The Vietnamese Labour Code dates back to 1994. At that time the Vietnamese economy was making its first moves towards a more market oriented economy providing greater opportunity to the private sector. Since that date the number of workers in the private sector increased from a meagre 4.4 million to over 20 million right now. There is an ever increasing number of private companies and more and more companies take part in and/or face the global economy. These developments call for a new labour code: less directive, much more facilitating, opening up to flexibility while taking care of international standards and ILO conventions.
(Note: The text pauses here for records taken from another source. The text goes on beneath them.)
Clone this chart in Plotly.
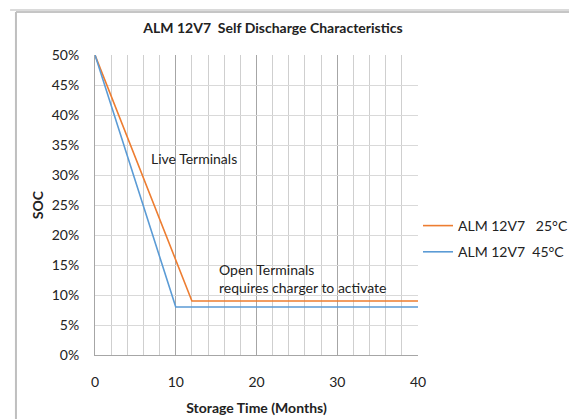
import plotly.graph_objects as go

# ---- data ----
months_25 = [0, 12, 40]
soc_25 = [0.50, 0.09, 0.09]
months_45 = [0, 10, 40]
soc_45 = [0.50, 0.08, 0.08]
series_names = ["ALM 12V7   25°C", "ALM 12V7  45°C"]
x_ticks = [0, 10, 20, 30, 40]
y_ticks = [0, 0.05, 0.10, 0.15, 0.20, 0.25, 0.30, 0.35, 0.40, 0.45, 0.50]
title_text = "ALM 12V7  Self Discharge Characteristics"
x_title = "Storage Time (Months)"
y_title = "SOC"
note_live = "Live Terminals"
note_open = "Open Terminals<br>requires charger to activate"

FONT = "Lato"
W, H = 577, 419
L, R, T, B = 87, 159, 47, 72
pw, ph = W - L - R, H - T - B

def px_x(px):
    return (px - L) / pw

def px_y(py):
    return (H - B - py) / ph

fig = go.Figure()
fig.add_trace(go.Scatter(x=months_25, y=soc_25, mode="lines", name=series_names[0],
                         line=dict(color="#ED7D31", width=1.6), legendgroup="a"))
fig.add_trace(go.Scatter(x=months_45, y=soc_45, mode="lines", name=series_names[1],
                         line=dict(color="#5B9BD5", width=1.6), legendgroup="b"))

fig.update_layout(
    width=W, height=H,
    margin=dict(l=L, r=R, t=T, b=B),
    paper_bgcolor="white", plot_bgcolor="white",
    font=dict(family=FONT, size=14, color="#222222"),
    title=dict(text="<b>" + title_text + "</b>", x=265 / W, xref="paper" if False else "container",
               xanchor="center", y=1 - 20 / H, yanchor="middle",
               font=dict(family=FONT, size=14, color="#222222")),
    legend=dict(x=1.0, xanchor="left", y=px_y(202), yanchor="top",
                bgcolor="rgba(0,0,0,0)", borderwidth=0,
                traceorder="grouped", tracegroupgap=5,
                font=dict(family=FONT, size=14, color="#222222"), itemwidth=30),
    showlegend=True,
)

fig.update_xaxes(
    range=[0, 40], tickvals=x_ticks, ticktext=[str(v) for v in x_ticks],
    showgrid=True, gridcolor="#a6a6a6", gridwidth=1,
    minor=dict(dtick=2, showgrid=True, gridcolor="#cfcfcf", gridwidth=1),
    zeroline=False, showline=True, linecolor="#a6a6a6", linewidth=1, mirror=False,
    ticks="", ticklabelstandoff=14,
    title=dict(text="<b>" + x_title + "</b>", standoff=14, font=dict(family=FONT, size=14)),
)
fig.update_yaxes(
    range=[0, 0.5], tickvals=y_ticks, tickformat=".0%",
    showgrid=True, gridcolor="#d9d9d9", gridwidth=1,
    zeroline=False, showline=True, linecolor="#a6a6a6", linewidth=1,
    ticks="", ticklabelstandoff=12,
    title=dict(text="<b>" + y_title + "</b>", standoff=4, font=dict(family=FONT, size=14)),
)

fig.add_annotation(x=6.7, y=0.328, xref="x", yref="y", text=note_live, showarrow=False,
                   xanchor="left", yanchor="middle", font=dict(family=FONT, size=14, color="#222222"))
fig.add_annotation(x=15.15, y=0.128, xref="x", yref="y", text=note_open, showarrow=False,
                   xanchor="left", yanchor="middle", align="left",
                   font=dict(family=FONT, size=14, color="#222222"))

# chart frame (top and left edges)
fig.add_shape(type="line", xref="paper", yref="paper", x0=px_x(0), x1=px_x(W), y0=px_y(2), y1=px_y(2),
              line=dict(color="#b5b5b5", width=1))
fig.add_shape(type="line", xref="paper", yref="paper", x0=px_x(6), x1=px_x(W), y0=px_y(4), y1=px_y(4),
              line=dict(color="#8c8c8c", width=1))
fig.add_shape(type="line", xref="paper", yref="paper", x0=px_x(6), x1=px_x(6), y0=px_y(4), y1=px_y(H),
              line=dict(color="#bfbfbf", width=2))

fig.write_html("out.html")
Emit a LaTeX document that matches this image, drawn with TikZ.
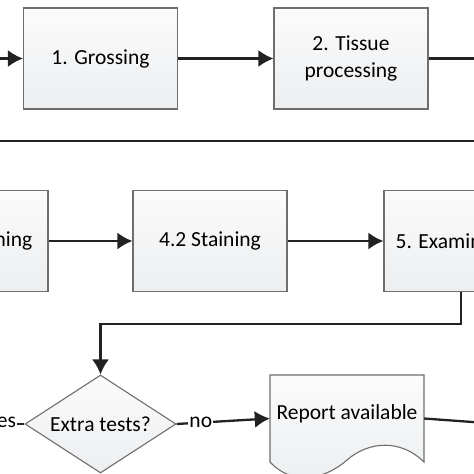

From May 23rd till 27th DECP’s partner organization, the Vietnamese Women Entrepreneurs Council, organized two, very well attended, conferences (one in Ha Noi, one in Da Nang) for its members to directly meet with representatives of the Ministry of Labour, Invalids and Social Affairs and of the National Assembly’s Social Committee to discuss the latest draft of a new Labour Code that may be approved by the National Assembly this fall and then formally adopted next year. DECP contributed to these conferences financially as well as with respect to the content via a presentation of DECP’s director, Ronald de Leij.
Surprisingly or not, retirement age is not just an issue in the Old World with its rapidly ageing populations and workforces, it is also an issue in Vietnam! In Vietnam, however, it is at first a matter of gender equality. The Netherlands has left that station already a few years ago.